2. Presiden dipilih rakyat secara langsung oleh rakyat. Pilihan rakyat terhadap presiden adalah pilihan atas visi, program yang dianggap sesuai dengan aspirasi rakyat, artinya bukan pilihan terhadap partai atau ideologi partai. dalam pemilu presiden, rakyat/konstituen pemilih memilih figur (figur calon presiden/wakil presiden, yang kendati diusulkan dan/atau dari partai namun bukan memilih partai).
Pun dalam pemilu legislatif (dilaksanakan setelah pemilu presiden ), penilaian konstituen pemilih lebih kepada kualitas figur ketimbang ideologi partai.
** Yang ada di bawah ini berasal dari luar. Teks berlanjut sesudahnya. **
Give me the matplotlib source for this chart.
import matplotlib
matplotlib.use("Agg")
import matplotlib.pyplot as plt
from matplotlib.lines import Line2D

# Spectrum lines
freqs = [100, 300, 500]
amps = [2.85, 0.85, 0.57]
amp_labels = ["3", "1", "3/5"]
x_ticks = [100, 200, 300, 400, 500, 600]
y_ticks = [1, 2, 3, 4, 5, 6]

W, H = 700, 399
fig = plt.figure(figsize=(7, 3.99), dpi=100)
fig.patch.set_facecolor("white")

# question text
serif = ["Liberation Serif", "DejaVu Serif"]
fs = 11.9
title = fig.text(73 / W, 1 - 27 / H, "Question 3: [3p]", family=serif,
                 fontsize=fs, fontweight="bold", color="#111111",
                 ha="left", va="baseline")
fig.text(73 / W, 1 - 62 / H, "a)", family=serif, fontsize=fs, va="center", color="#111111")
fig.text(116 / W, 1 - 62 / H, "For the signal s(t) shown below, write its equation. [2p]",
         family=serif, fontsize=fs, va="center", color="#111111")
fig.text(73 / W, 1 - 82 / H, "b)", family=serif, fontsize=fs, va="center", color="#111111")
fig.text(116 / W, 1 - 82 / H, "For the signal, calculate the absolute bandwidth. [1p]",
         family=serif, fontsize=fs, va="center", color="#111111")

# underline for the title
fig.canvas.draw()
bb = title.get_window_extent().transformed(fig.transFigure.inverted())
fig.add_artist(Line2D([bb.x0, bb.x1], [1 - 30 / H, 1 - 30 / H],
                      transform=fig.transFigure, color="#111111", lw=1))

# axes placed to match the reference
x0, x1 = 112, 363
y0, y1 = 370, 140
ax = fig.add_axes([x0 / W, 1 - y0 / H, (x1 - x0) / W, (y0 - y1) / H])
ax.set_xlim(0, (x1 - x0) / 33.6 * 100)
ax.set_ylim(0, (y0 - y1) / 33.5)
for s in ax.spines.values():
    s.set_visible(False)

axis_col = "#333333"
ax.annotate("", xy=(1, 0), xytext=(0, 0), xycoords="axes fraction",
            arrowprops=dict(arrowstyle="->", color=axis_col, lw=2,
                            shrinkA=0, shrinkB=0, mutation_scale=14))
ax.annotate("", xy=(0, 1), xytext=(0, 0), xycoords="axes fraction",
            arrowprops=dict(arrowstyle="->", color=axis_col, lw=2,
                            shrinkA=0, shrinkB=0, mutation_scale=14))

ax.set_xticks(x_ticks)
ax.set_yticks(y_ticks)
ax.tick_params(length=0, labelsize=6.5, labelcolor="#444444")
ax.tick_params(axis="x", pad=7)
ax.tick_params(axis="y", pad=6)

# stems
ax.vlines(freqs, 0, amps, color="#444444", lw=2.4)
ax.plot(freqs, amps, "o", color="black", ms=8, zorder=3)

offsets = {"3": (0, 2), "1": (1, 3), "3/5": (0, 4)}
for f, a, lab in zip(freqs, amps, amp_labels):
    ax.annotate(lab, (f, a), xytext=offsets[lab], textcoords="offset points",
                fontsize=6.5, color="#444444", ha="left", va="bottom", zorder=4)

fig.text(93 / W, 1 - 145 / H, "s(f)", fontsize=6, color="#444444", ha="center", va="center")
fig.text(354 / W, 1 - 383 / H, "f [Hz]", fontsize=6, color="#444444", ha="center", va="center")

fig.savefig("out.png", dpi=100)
Sistem presidensial disebut juga sebagai “Sistem Tradisi Partai Lemah”
Catatan:
Partai lebih sebagai ‘event organizer’ (yang mencalonkan presiden) ketimbang sebagai pembuat kebijakan.
3. Calon presiden yang meraih suara pemilih terbanyak di pemilu, sekurangnya 50% + 1 dari seluruh jumlah pemilih, dinyatakan sebagai pemenang, biasa disebut sebagai “Presiden Terpilih”.
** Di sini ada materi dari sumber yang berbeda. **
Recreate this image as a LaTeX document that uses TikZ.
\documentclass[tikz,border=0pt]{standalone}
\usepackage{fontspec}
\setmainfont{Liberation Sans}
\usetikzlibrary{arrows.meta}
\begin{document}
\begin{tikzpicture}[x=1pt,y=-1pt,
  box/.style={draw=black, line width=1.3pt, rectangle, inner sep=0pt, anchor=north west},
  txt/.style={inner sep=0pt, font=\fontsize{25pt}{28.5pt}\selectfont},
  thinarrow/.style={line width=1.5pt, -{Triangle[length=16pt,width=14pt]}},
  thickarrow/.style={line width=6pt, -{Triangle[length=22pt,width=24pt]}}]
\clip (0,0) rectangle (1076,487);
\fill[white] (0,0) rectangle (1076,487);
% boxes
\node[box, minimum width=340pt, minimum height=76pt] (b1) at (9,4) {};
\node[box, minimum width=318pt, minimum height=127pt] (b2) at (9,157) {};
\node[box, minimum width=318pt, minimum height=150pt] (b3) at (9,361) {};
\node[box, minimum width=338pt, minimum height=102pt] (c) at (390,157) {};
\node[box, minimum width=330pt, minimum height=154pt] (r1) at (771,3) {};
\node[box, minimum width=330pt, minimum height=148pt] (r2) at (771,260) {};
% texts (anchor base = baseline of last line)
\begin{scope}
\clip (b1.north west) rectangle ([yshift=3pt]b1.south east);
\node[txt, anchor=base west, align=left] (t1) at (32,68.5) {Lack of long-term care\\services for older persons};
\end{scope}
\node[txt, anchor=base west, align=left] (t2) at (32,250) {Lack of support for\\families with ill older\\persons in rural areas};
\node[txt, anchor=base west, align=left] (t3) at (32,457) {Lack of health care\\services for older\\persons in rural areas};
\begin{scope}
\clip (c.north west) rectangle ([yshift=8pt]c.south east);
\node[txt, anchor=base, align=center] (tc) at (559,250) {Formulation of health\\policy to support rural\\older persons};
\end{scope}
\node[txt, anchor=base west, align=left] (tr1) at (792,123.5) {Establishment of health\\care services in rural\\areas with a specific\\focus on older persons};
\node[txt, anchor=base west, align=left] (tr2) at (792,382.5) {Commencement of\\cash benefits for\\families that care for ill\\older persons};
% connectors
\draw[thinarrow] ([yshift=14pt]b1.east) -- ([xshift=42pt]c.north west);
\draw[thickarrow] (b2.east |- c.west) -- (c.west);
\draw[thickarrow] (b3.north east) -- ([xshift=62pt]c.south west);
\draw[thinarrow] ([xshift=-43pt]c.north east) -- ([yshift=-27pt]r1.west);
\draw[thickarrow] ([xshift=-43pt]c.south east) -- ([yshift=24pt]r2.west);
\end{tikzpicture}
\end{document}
4. Selaku KP, presiden terpilih berhak membentuk kabinet (eksekutif) dipimpin presiden. Kabinet bertanggung jawab pada presiden.
5. Selaku pemenang, di era pemerintahannya, presiden wajib melaksanakan visi dan program seperti yang telah dijanjikan dalam pemilu karena, visi dan program yang dikampanyekan dalam pemilu dan disetujui (mayoritas) rakyat adalah “KONTRAK SOSIAL” (Rousseau) dalam sistem presidensial.
Fatsoen:
a. Setelah salah satu capres memenangkan pemilu presiden, maka perdebatan atas visi/misi/program dan/atau terhadap figur presiden terpilih, tidak ada lagi. Semua pihak menghormati pilihan rakyat, terlepas dari semula setuju atau tidak setuju pada figur calon presiden.
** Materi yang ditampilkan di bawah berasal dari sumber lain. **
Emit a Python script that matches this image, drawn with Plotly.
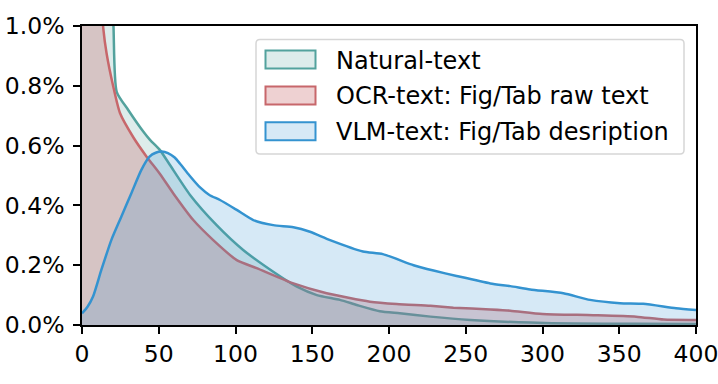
import plotly.graph_objects as go

# ---- data (values in percent) ----
series_names = ["Natural-text", "OCR-text: Fig/Tab raw text", "VLM-text: Fig/Tab desription"]

natural_x = [0, 10, 18, 20.5, 22.6, 30, 39.9, 44.3, 50.8, 57.3, 70.4, 87.7, 105, 124.6, 140, 153, 168, 179, 194, 207, 227, 253, 292, 320, 360, 400]
natural_y = [3.0, 2.0, 1.3, 1.0, 0.78, 0.72, 0.647, 0.619, 0.585, 0.535, 0.435, 0.334, 0.251, 0.178, 0.128, 0.100, 0.084, 0.067, 0.046, 0.039, 0.028, 0.017, 0.008, 0.005, 0.004, 0.003]

ocr_x = [0, 8, 13.9, 16, 20.4, 24.8, 33.4, 42.1, 50.8, 59.5, 72.5, 85.5, 100.8, 113.8, 137.7, 159.4, 187.6, 205, 227, 242, 266, 279, 300, 333, 361, 379, 400]
ocr_y = [2.6, 1.5, 0.99, 0.909, 0.797, 0.708, 0.628, 0.563, 0.505, 0.44, 0.351, 0.284, 0.217, 0.19, 0.139, 0.106, 0.078, 0.07, 0.064, 0.058, 0.052, 0.048, 0.037, 0.033, 0.028, 0.018, 0.017]

vlm_x = [0, 3.5, 7.2, 12.6, 19.1, 25.6, 32.1, 38.6, 44, 48, 52, 56, 60.4, 63.8, 70, 76.9, 83, 89.9, 100.8, 111.6, 124.6, 137.7, 148.5, 161.6, 183, 196, 216, 229, 244, 266, 279, 292, 313.6, 331, 350.5, 365.6, 387, 400]
vlm_y = [0.039, 0.06, 0.095, 0.184, 0.284, 0.362, 0.44, 0.518, 0.563, 0.576, 0.58, 0.575, 0.56, 0.54, 0.50, 0.46, 0.435, 0.418, 0.385, 0.351, 0.334, 0.327, 0.312, 0.284, 0.246, 0.237, 0.2, 0.182, 0.164, 0.139, 0.13, 0.119, 0.106, 0.084, 0.073, 0.071, 0.056, 0.05]

x_ticks = [0, 50, 100, 150, 200, 250, 300, 350, 400]
y_ticks = [0.0, 0.2, 0.4, 0.6, 0.8, 1.0]

line_colors = ["#53a29d", "#c7676b", "#3493d0"]
fill_colors = ["rgba(83,162,157,0.2)", "rgba(199,103,107,0.3)", "rgba(52,147,208,0.2)"]

FONT = "DejaVu Sans"

fig = go.Figure()
for name, xs, ys, lc, fc in zip(series_names, [natural_x, ocr_x, vlm_x], [natural_y, ocr_y, vlm_y], line_colors, fill_colors):
    fig.add_trace(go.Scatter(x=xs, y=ys, mode="lines", name=name, fill="tozeroy",
                             line=dict(color=lc, width=2.5, shape="spline", smoothing=0.6),
                             fillcolor=fc, showlegend=False, hoverinfo="skip"))

# ---- manual legend (matplotlib-style) ----
PW, PH = 614.0, 299.0
def px2x(p):
    return (p - 82) / PW
def py2y(p):
    return (325 - p) / PH

shapes = []
bx0, bx1, by0, by1 = px2x(256), px2x(684), py2y(39.5), py2y(154)
rx, ry = 4 / PW, 4 / PH
path = (f"M{bx0+rx},{by0} L{bx1-rx},{by0} Q{bx1},{by0} {bx1},{by0-ry} "
        f"L{bx1},{by1+ry} Q{bx1},{by1} {bx1-rx},{by1} L{bx0+rx},{by1} "
        f"Q{bx0},{by1} {bx0},{by1+ry} L{bx0},{by0-ry} Q{bx0},{by0} {bx0+rx},{by0} Z")
shapes.append(dict(type="path", xref="paper", yref="paper", path=path,
                   fillcolor="rgba(255,255,255,0.8)", line=dict(color="#d6d6d6", width=1.5), layer="above"))
annotations = []
row_centers = [59.5, 95.5, 131.2]
for name, lc, fc, cy in zip(series_names, line_colors, fill_colors, row_centers):
    shapes.append(dict(type="rect", xref="paper", yref="paper",
                       x0=px2x(265.5), x1=px2x(315.5), y0=py2y(cy - 9), y1=py2y(cy + 9),
                       fillcolor=fc, line=dict(color=lc, width=2), layer="above"))
    annotations.append(dict(xref="paper", yref="paper", x=px2x(334), y=py2y(cy + 1),
                            xanchor="left", yanchor="middle", text=name, showarrow=False,
                            font=dict(family=FONT, size=24, color="black")))

axis_common = dict(showline=True, linecolor="black", linewidth=1.6, mirror=True,
                   ticks="outside", ticklen=7, tickwidth=1.6, tickcolor="black",
                   showgrid=False, zeroline=False, automargin=False,
                   ticklabeloverflow="allow",
                   tickfont=dict(family=FONT, size=23.5, color="black"))

fig.update_layout(
    width=718, height=384,
    margin=dict(l=82, r=22, t=26, b=59),
    paper_bgcolor="white", plot_bgcolor="white",
    xaxis=dict(range=[0, 400], tickvals=x_ticks, ticktext=[str(v) for v in x_ticks], **axis_common),
    yaxis=dict(range=[0, 1.0], tickvals=y_ticks, ticktext=[f"{v:.1f}%" for v in y_ticks],
               ticklabelstandoff=4, **axis_common),
    shapes=shapes, annotations=annotations, showlegend=False,
)

fig.write_html("out.html", config={"displayModeBar": False},
               post_script="document.body.style.margin='0';document.body.style.overflow='hidden';")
b. Bagi mereka yang sebelumnya tidak setuju/tidak senang dengan visi dan program presiden terpilih harus menunggu sampai masa jabatannya presiden terpilih berakhir. Visi dan program yang berbeda bisa dipertarungkan pada pemilu presiden berikutnya.
6. Dalam sistem presidensial, pencalonan presiden harus disertai dengan pencalonan wakil presiden yang merupakan satu kesatuan. Calon presiden memilih dari kelompoknya sendiri calon yang memiliki kesamaan pandangan/visi dan bisa bekerja sama bila dirinya terpilih dalam pemilu. Wakil presiden adalah mewakili presiden dan/atau diangkat menjadi presiden bila oleh satu dan lain sebab presiden tidak bisa lagi melaksanakan tugas.
Fatsoen:
• Tidak boleh ada ‘matahari kembar’ dalam pemerintahan. Karenanya wakil presiden harus menempatkan diri layaknya ‘ban serep’ yang digunakan bila memang diperlukan.
7. Berbeda dengan sistem parlementer yang menempatkan parlemen sebagai ajang perdebatan tak kenal henti antara faksi PP dengan PO, dalam sistem presidensial tidak ada pro kontra terhadap ‘‘Kontrak Sosial’’. Kewajiban parlemen/legislatif dalam sistem presidensial adalah ‘menterjemahkan ‘‘Kontrak Sosial’’ ke dalam undang-undang yang dengan itu visi/program/janji presiden menjadi mungkin untuk dilaksanakan. Perdebatan di parlemen dalam sistem presidensial lebih pada mempertajam materi “Kontrak Sosial”. Artinya dalam sistem presidensial TIDAK DIKENAL istilah Partai Oposisi (PO)! (Bagaimana mungkin parlemen meng-‘oppose’ “Kontrak Sosial” yang notabene adalah pilihan mayoritas rakyat dalam suatu negara. Atas nama rakyat yang mana anggota parlemen atau faksi partai tertentu di parlemen menyatakan ketidak setujuan atas materi “Kontrak Sosial”?)
Fatsoen:
a. Dalam sistem presidensial, tidak ada kaitan antara besarnya suara yang diperoleh presiden teripilih dengan besar atau kecilnya suara yang diperoleh partai pengusung presiden terpilih di parlemen. Fungsi parlemen adalah mendukung sekaligus mengontrol kinerja presiden agar dalam melaksanakan tugasnya presiden terpilih tidak menyimpang dari materi “KONTRAK SOSIAL”.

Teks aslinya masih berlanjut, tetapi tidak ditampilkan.